Process writing, so far, has been broken down into five aspects--these are not linear stages to be progressed through, one necessarily being completed before the next is begun, but aspects that happen in whatever manner they need to for each specific writer as necessary. The five aspects are prewriting, writing, rewriting, correcting, and contemplating. Prewriting is the process of coming up with ideas. Writing is the process of getting your ideas organized and on paper. Rewriting is the process of honing the work for your audience. Correcting is the process of clarifying the writer's style & grammar. Contemplating is the process of stepping back from the work and looking at it critically.

Actually, I lied. Different teachers reported in here say the process is different. They all just focus on process. But that's one of the processes, one that the authors keep coming back to.

I have a two-fold interest in this book, this type of book. First, I suspect (but I don't know) that learning how teachers teach writing may help me write better myself, or at least give me a new way to think about the learning process involved in learning to write. Just seemed like a good idea.
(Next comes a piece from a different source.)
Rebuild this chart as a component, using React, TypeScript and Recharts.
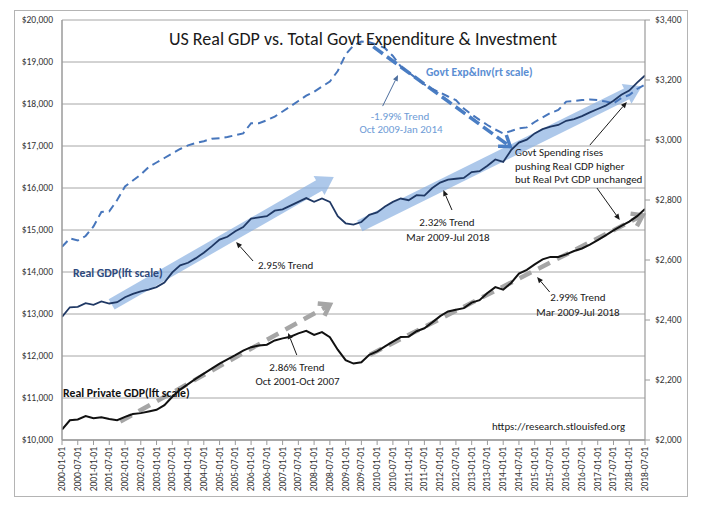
import React from "react";
import { ComposedChart, Line, XAxis, YAxis, CartesianGrid, ReferenceLine } from "recharts";

// Quarterly observation dates, 2000-01-01 through 2018-07-01
const quarters: string[] = [];
for (let y = 2000; y <= 2018; y++) {
  for (const m of ["01", "04", "07", "10"]) quarters.push(`${y}-${m}-01`);
}
quarters.length = 75;

// Real GDP, billions of chained dollars (left scale)
const realGdp = [
  12930, 13160, 13170, 13260, 13220, 13300, 13250, 13280, 13400, 13480,
  13540, 13580, 13640, 13750, 13990, 14160, 14220, 14330, 14460, 14610,
  14770, 14840, 14970, 15070, 15270, 15300, 15330, 15460, 15490, 15580,
  15670, 15760, 15670, 15750, 15670, 15330, 15160, 15130, 15190, 15360,
  15420, 15560, 15670, 15750, 15710, 15830, 15820, 16000, 16130, 16200,
  16220, 16240, 16380, 16400, 16530, 16680, 16620, 16900, 17080, 17150,
  17300, 17400, 17460, 17500, 17600, 17640, 17710, 17800, 17880, 17960,
  18080, 18220, 18320, 18510, 18680,
];

// Real private GDP (left scale)
const realPrivateGdp = [
  10250, 10470, 10490, 10570, 10520, 10540, 10500, 10470, 10550, 10620,
  10640, 10680, 10720, 10830, 11030, 11200, 11330, 11460, 11580, 11700,
  11820, 11920, 12020, 12130, 12210, 12250, 12270, 12370, 12420, 12460,
  12540, 12600, 12500, 12570, 12450, 12150, 11900, 11820, 11850, 12030,
  12110, 12230, 12340, 12450, 12460, 12590, 12660, 12800, 12950, 13060,
  13100, 13140, 13270, 13330, 13500, 13640, 13580, 13740, 13960, 14050,
  14180, 14300, 14360, 14360, 14420, 14500, 14560, 14650, 14760, 14870,
  14990, 15100, 15200, 15330, 15500,
];

// Total government expenditure & investment (right scale)
const govtExpInv = [
  2644, 2672, 2665, 2680, 2712, 2760, 2762, 2800, 2845, 2865,
  2885, 2910, 2925, 2940, 2955, 2970, 2982, 2990, 2996, 3004,
  3006, 3010, 3016, 3022, 3056, 3056, 3066, 3078, 3095, 3112,
  3130, 3148, 3161, 3178, 3195, 3230, 3285, 3315, 3328, 3326,
  3318, 3306, 3280, 3245, 3225, 3205, 3185, 3170, 3158, 3145,
  3133, 3105, 3085, 3067, 3050, 3035, 3022, 3030, 3039, 3042,
  3060, 3075, 3090, 3100, 3128, 3130, 3133, 3135, 3133, 3128,
  3122, 3140, 3150, 3170, 3185,
];

const leftTicks = [10000, 11000, 12000, 13000, 14000, 15000, 16000, 17000, 18000, 19000, 20000];
const rightTicks = [2000, 2200, 2400, 2600, 2800, 3000, 3200, 3400];
const dateTicks = quarters.map((_, i) => i).filter((i) => i % 2 === 0);

type Pt = { x: number; y: number };

// Trend arrows: [start, end] in (quarter index, value)
const gdpTrends: Pt[][] = [
  [{ x: 6.3, y: 13230 }, { x: 34.5, y: 16260 }],
  [{ x: 37.8, y: 15100 }, { x: 73.6, y: 18420 }],
];
const privateTrends: Pt[][] = [
  [{ x: 7.4, y: 10440 }, { x: 34, y: 13220 }],
  [{ x: 39.1, y: 12030 }, { x: 73.7, y: 15350 }],
];
const govtTrend: Pt[] = [{ x: 39.5, y: 3311 }, { x: 56.9, y: 2978 }];

// Callout pointers: [tail, head]
const leftCallouts: Pt[][] = [
  [{ x: 24.25, y: 14262 }, { x: 22.1, y: 14714 }],
  [{ x: 49.5, y: 15476 }, { x: 48.4, y: 15952 }],
  [{ x: 29.8, y: 12024 }, { x: 28.7, y: 12548 }],
  [{ x: 61.9, y: 13524 }, { x: 60.3, y: 13881 }],
  [{ x: 67.9, y: 16000 }, { x: 70.8, y: 15238 }],
];
const rightCallouts: Pt[][] = [
  [{ x: 40.7, y: 3113 }, { x: 42.65, y: 3217 }],
  [{ x: 67.0, y: 2983 }, { x: 71.7, y: 3127 }],
];

const rows = quarters.map((date, i) => ({
  idx: i,
  date,
  gdp: realGdp[i],
  pvt: realPrivateGdp[i],
  govt: govtExpInv[i],
}));

const FONT = "Carlito, Lato, 'Open Sans', sans-serif";

function unit(x1: number, y1: number, x2: number, y2: number) {
  const dx = x2 - x1;
  const dy = y2 - y1;
  const len = Math.hypot(dx, dy) || 1;
  return { ux: dx / len, uy: dy / len, nx: -dy / len, ny: dx / len };
}

function FatArrow(props: any) {
  const { x1, y1, x2, y2 } = props;
  const { ux, uy, nx, ny } = unit(x1, y1, x2, y2);
  const shaft = 12;
  const head = 22;
  const headLen = 17;
  const bx = x2 - ux * headLen;
  const by = y2 - uy * headLen;
  const pts = [
    [x1 + (nx * shaft) / 2, y1 + (ny * shaft) / 2],
    [bx + (nx * shaft) / 2, by + (ny * shaft) / 2],
    [bx + (nx * head) / 2, by + (ny * head) / 2],
    [x2, y2],
    [bx - (nx * head) / 2, by - (ny * head) / 2],
    [bx - (nx * shaft) / 2, by - (ny * shaft) / 2],
    [x1 - (nx * shaft) / 2, y1 - (ny * shaft) / 2],
  ];
  return <polygon points={pts.map((p) => p.join(",")).join(" ")} fill="#8DB3E2" fillOpacity={0.72} />;
}

function makeDashedArrow(color: string, width: number, dash: string, size: number) {
  return (props: any) => {
    const { x1, y1, x2, y2 } = props;
    const { ux, uy, nx, ny } = unit(x1, y1, x2, y2);
    const ex = x2 - ux * width * 0.6;
    const ey = y2 - uy * width * 0.6;
    const ax = x2 - ux * size;
    const ay = y2 - uy * size;
    return (
      <g>
        <line x1={x1} y1={y1} x2={ex} y2={ey} stroke={color} strokeWidth={width} strokeDasharray={dash} />
        <polyline
          points={`${ax + nx * size * 0.7},${ay + ny * size * 0.7} ${x2},${y2} ${ax - nx * size * 0.7},${ay - ny * size * 0.7}`}
          fill="none"
          stroke={color}
          strokeWidth={width}
          strokeLinejoin="miter"
        />
      </g>
    );
  };
}

function makeThinArrow(color: string) {
  return (props: any) => {
    const { x1, y1, x2, y2 } = props;
    const { ux, uy, nx, ny } = unit(x1, y1, x2, y2);
    const L = 6;
    const W = 2.6;
    const bx = x2 - ux * L;
    const by = y2 - uy * L;
    return (
      <g>
        <line x1={x1} y1={y1} x2={bx} y2={by} stroke={color} strokeWidth={1} />
        <polygon
          points={`${x2},${y2} ${bx + nx * W},${by + ny * W} ${bx - nx * W},${by - ny * W}`}
          fill={color}
        />
      </g>
    );
  };
}

const GrayArrow = makeDashedArrow("#A6A6A6", 4.5, "13 8", 10);
const GovtArrow = makeDashedArrow("#4A7EC4", 3.5, "12 5", 10);
const BlackPointer = makeThinArrow("#1a1a1a");
const BluePointer = makeThinArrow("#4D6E9E");

const DateTick = (props: any) => {
  const { x, y, payload } = props;
  return (
    <text
      transform={`translate(${x},${y}) rotate(-90)`}
      textAnchor="end"
      dominantBaseline="central"
      fontSize={9.5}
      fill="#333"
      fontFamily={FONT}
    >
      {quarters[payload.value]}
    </text>
  );
};

const money = (v: number) => "$" + v.toLocaleString("en-US");

type Note = { x: number; y: number; text: string; anchor?: "start" | "middle" | "end"; size?: number; weight?: number; color?: string };
const notes: Note[] = [
  { x: 363, y: 45, text: "US Real GDP vs. Total Govt Expenditure & Investment", anchor: "middle", size: 18, color: "#1a1a1a" },
  { x: 426, y: 76, text: "Govt Exp&Inv(rt scale)", size: 11.5, weight: 700, color: "#5B8ED3" },
  { x: 400, y: 120, text: "-1.99% Trend", anchor: "middle", size: 11, color: "#6E9BD6" },
  { x: 401, y: 133, text: "Oct 2009-Jan 2014", anchor: "middle", size: 11, color: "#6E9BD6" },
  { x: 515, y: 156, text: "Govt Spending rises", size: 11, color: "#1a1a1a" },
  { x: 515, y: 170, text: "pushing Real GDP higher", size: 11, color: "#1a1a1a" },
  { x: 515, y: 183, text: "but Real Pvt GDP unchanged", size: 11, color: "#1a1a1a" },
  { x: 447, y: 226, text: "2.32% Trend", anchor: "middle", size: 11, color: "#1a1a1a" },
  { x: 448, y: 241, text: "Mar 2009-Jul 2018", anchor: "middle", size: 11, color: "#1a1a1a" },
  { x: 258, y: 269, text: "2.95% Trend", size: 11, color: "#1a1a1a" },
  { x: 297, y: 371, text: "2.86% Trend", anchor: "middle", size: 11, color: "#1a1a1a" },
  { x: 297.5, y: 385, text: "Oct 2001-Oct 2007", anchor: "middle", size: 11, color: "#1a1a1a" },
  { x: 578, y: 301, text: "2.99% Trend", anchor: "middle", size: 11, color: "#1a1a1a" },
  { x: 578, y: 315.5, text: "Mar 2009-Jul 2018", anchor: "middle", size: 11, color: "#1a1a1a" },
  { x: 73, y: 277, text: "Real GDP(lft scale)", size: 11.8, weight: 700, color: "#2E4A7D" },
  { x: 63, y: 397, text: "Real Private GDP(lft scale)", size: 11.8, weight: 700, color: "#111" },
  { x: 492, y: 429.5, text: "https://research.stlouisfed.org", size: 10.8, color: "#1a1a1a" },
];

export default function App() {
  return (
    <div style={{ position: "absolute", left: 0, top: 0, width: 701, height: 508, background: "#fff" }}>
      <div
        style={{
          position: "absolute",
          left: 14,
          top: 10,
          width: 674,
          height: 487,
          border: "1px solid #b4b4b4",
          boxSizing: "border-box",
        }}
      />
      <div style={{ position: "absolute", left: 0, top: 0 }}>
        <ComposedChart width={701} height={508} data={rows} margin={{ top: 20, right: 14, bottom: 10, left: 14 }}>
          <CartesianGrid vertical={false} yAxisId="left" stroke="#a6a6a6" strokeWidth={1} />
          <XAxis
            type="number"
            dataKey="idx"
            domain={[0, 74]}
            ticks={dateTicks}
            interval={0}
            tick={<DateTick />}
            height={58}
            tickSize={5}
            tickMargin={2}
            axisLine={{ stroke: "#9a9a9a", strokeWidth: 1.5 }}
            tickLine={{ stroke: "#9a9a9a" }}
            allowDataOverflow
          />
          <YAxis
            yAxisId="left"
            domain={[10000, 20000]}
            ticks={leftTicks}
            interval={0}
            tickFormatter={money}
            width={48}
            tickLine={false}
            tickSize={4}
            tickMargin={5}
            axisLine={{ stroke: "#9a9a9a", strokeWidth: 1.5 }}
            tick={{ fontSize: 9.5, fill: "#333", fontFamily: FONT }}
            allowDataOverflow
          />
          <YAxis
            yAxisId="right"
            orientation="right"
            domain={[2000, 3400]}
            ticks={rightTicks}
            interval={0}
            tickFormatter={money}
            width={42}
            tickSize={5}
            tickMargin={5}
            tickLine={{ stroke: "#9a9a9a" }}
            axisLine={{ stroke: "#9a9a9a", strokeWidth: 1.2 }}
            tick={{ fontSize: 9.5, fill: "#333", fontFamily: FONT }}
            allowDataOverflow
          />

          {gdpTrends.map((seg, i) => (
            <ReferenceLine key={`gt${i}`} yAxisId="left" segment={seg} ifOverflow="visible" shape={FatArrow} />
          ))}
          {privateTrends.map((seg, i) => (
            <ReferenceLine key={`pt${i}`} yAxisId="left" segment={seg} ifOverflow="visible" shape={GrayArrow} />
          ))}
          <ReferenceLine yAxisId="right" segment={govtTrend} ifOverflow="visible" shape={GovtArrow} />

          <Line
            yAxisId="right"
            type="linear"
            dataKey="govt"
            stroke="#4776BC"
            strokeWidth={2}
            strokeDasharray="8 5"
            dot={false}
            isAnimationActive={false}
          />
          <Line
            yAxisId="left"
            type="linear"
            dataKey="pvt"
            stroke="#111"
            strokeWidth={2}
            dot={false}
            isAnimationActive={false}
          />
          <Line
            yAxisId="left"
            type="linear"
            dataKey="gdp"
            stroke="#1F3864"
            strokeWidth={1.8}
            dot={false}
            isAnimationActive={false}
          />

          {leftCallouts.map((seg, i) => (
            <ReferenceLine key={`lc${i}`} yAxisId="left" segment={seg} ifOverflow="visible" shape={BlackPointer} />
          ))}
          <ReferenceLine yAxisId="right" segment={rightCallouts[0]} ifOverflow="visible" shape={BluePointer} />
          <ReferenceLine yAxisId="right" segment={rightCallouts[1]} ifOverflow="visible" shape={BlackPointer} />
        </ComposedChart>
      </div>
      <svg
        width={701}
        height={508}
        style={{ position: "absolute", left: 0, top: 0, pointerEvents: "none" }}
      >
        {notes.map((n, i) => (
          <text
            key={i}
            x={n.x}
            y={n.y}
            textAnchor={n.anchor ?? "start"}
            fontSize={n.size ?? 11}
            fontWeight={n.weight ?? 400}
            fill={n.color ?? "#1a1a1a"}
            fontFamily={FONT}
          >
            {n.text}
          </text>
        ))}
      </svg>
    </div>
  );
}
Second, one of the things I always have running in the back of my head (like trying to figure out a fourth spacial dimension...or hollandaise sause, so I can make myself some dang eggs benedict whenever I want...or the little connections you get between different Tom Waits albums...or the names of movie actors that Lee can never remember, like Ron Perlman and Gary Oldman..or bad puns...) is "What would I do in my ideal English class?"

My ideal English class is usually college-level. I'd rather be a professor than a teacher, for one reason only: professors get to hand out work. There's none of this "do it in class" crap. No. Take home your assignments, and you may do them, or you may not!

Anyway. For a while the title of my class was "How not to write," and we'd look at stuff we just couldn't stand, and figure out why we couldn't stand it. Part of the class would focus on things that I'd picked, and part of the class would focus on things that the students picked. I'd introduce critical theory by saying, "This is the ---- theory (feminist, deconstructionist, etc), and this is why they'd hate this book (Moby Dick)."

But lately I've been thinking about the information in this book, and I've had to rethink my approach. Basically, I was just reversing everything I hated about my English classes. Protesting the things you hate is important, sure, but...it's limited. It focuses you on the same continuum as the things you hate, you see: it doesn't allow you the freedom to do your own damn thing. It doesn't--Satanists take note--allow you truly to think for yourself.

Right now what I'm thinking about is a class where part of the class is focused on independent projects, and part of the class is focused on the mechanics of organizing what you're going to write. If I had time for an upper-level class, I'd start in on topics like character, theme, etc. But this is the class I'd use to replace English 101.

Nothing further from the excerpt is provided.